Most of my twenties was marked by figuring out how to get pills, puking and then not puking, eating more and then less depending on what was happening in my life (the times when I was working less and had lots and lots and lots of silence I ate well, simply, and beautifully – again, the more people are in my life, the more hellish it gets inside my head). I realized that there had not been a house in my life that I had stayed in for more than a night that I had not thrown up in. Not one. I had thrown up everywhere I had ever been. Finally in seminary for Lent one year I gave up puking, just to see if I could, because I was tired. (I got a really cute pair of Campers if I made it all the way). I could. And that started the end of throwing up for me.
Since then I’ve been on the roller coaster of either being dieting or binging, with small oases of doing neither in between. I also quit smoking and hormonal birth control, both of which really screwed up my metabolism and my hunger mechanisms, and it’s been rocky in here figuring out how to deal with all this quitting within the space of a year, while beginning full-time parish ministry.
If I could eat every meal alone, I could probably return to a level of intuitive eating that would allow me to feel free and loving in my body. But I can’t. I’m partnered with someone who loves to eat together and I belong to this church where I have to eat things in front of other people. As a minister, I am invited into people’s homes and out with people to eat a lot. It’s part of my billable hours.

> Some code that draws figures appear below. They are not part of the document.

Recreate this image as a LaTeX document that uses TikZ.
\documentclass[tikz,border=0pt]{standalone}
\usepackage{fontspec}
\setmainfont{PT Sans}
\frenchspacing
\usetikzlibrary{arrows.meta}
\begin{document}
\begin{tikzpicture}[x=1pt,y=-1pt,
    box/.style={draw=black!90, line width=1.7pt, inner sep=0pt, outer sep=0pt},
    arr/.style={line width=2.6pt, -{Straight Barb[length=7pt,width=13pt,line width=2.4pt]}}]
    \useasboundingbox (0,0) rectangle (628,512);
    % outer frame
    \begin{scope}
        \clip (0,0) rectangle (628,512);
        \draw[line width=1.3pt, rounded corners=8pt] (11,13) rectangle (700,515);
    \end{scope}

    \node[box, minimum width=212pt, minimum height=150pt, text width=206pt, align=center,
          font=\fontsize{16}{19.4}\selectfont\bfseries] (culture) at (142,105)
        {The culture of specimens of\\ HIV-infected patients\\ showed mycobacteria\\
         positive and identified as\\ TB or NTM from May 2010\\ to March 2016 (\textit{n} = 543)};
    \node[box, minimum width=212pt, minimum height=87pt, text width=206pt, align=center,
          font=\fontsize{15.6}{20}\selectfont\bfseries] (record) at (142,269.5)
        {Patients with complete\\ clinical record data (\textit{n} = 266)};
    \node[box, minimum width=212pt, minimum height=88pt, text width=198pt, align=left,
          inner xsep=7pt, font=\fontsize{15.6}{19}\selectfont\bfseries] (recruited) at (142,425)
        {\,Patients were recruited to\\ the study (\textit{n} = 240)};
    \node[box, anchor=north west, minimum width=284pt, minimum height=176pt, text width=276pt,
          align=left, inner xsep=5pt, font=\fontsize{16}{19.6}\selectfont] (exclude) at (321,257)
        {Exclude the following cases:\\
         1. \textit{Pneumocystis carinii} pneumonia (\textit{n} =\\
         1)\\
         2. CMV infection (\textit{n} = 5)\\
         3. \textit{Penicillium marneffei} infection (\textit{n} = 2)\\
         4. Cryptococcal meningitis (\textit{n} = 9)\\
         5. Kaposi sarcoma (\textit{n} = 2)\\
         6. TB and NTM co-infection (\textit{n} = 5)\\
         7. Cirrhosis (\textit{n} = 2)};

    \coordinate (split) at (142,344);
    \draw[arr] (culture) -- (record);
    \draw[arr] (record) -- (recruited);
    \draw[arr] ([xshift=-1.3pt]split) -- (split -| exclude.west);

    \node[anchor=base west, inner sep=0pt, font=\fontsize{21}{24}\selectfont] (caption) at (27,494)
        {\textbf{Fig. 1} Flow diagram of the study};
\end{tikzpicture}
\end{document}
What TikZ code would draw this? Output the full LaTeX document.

And I can’t remember eating anything if I eat it with someone else. Honestly. The presence of other people is so loud and so distracting, the burden of trying to figure out what nonsense chitchat they want from me so overwhelming, that I literally can’t taste or feel my food. I always come home and have to eat an entirely new meal without interference. I wish with everything I am that I could just hang out with people without eating, that I could just drink coffee, that I could come over for a holiday and see the kids and have a lovely conversation and just have a glass of wine or water, that there was some socially acceptable way to say, “You know, I’m in recovery, and it’s really important to me that I not eat in a way that makes me feel panicked or terrified, which is what would happen if I were to chew or cram this beautiful food down inside me. And you are so nice and your house/this restaurant is so nice and you are really nice for wanting to hang out with me but eating with you makes me feel like I’m going to burst into tears.” Being in recovery from an eating disorder is not as real as being in recovery as an alcoholic.
I’m not entirely sure what to do with this. I started writing it because I found the mental health and the priesthood post interesting to write: to talk about how some identities/aspects of being interact negatively or positively with the church. Except now I’ve written two posts about how important stories in my life interact in mostly negative ways with being a minister. There just may not be a nice ending to this.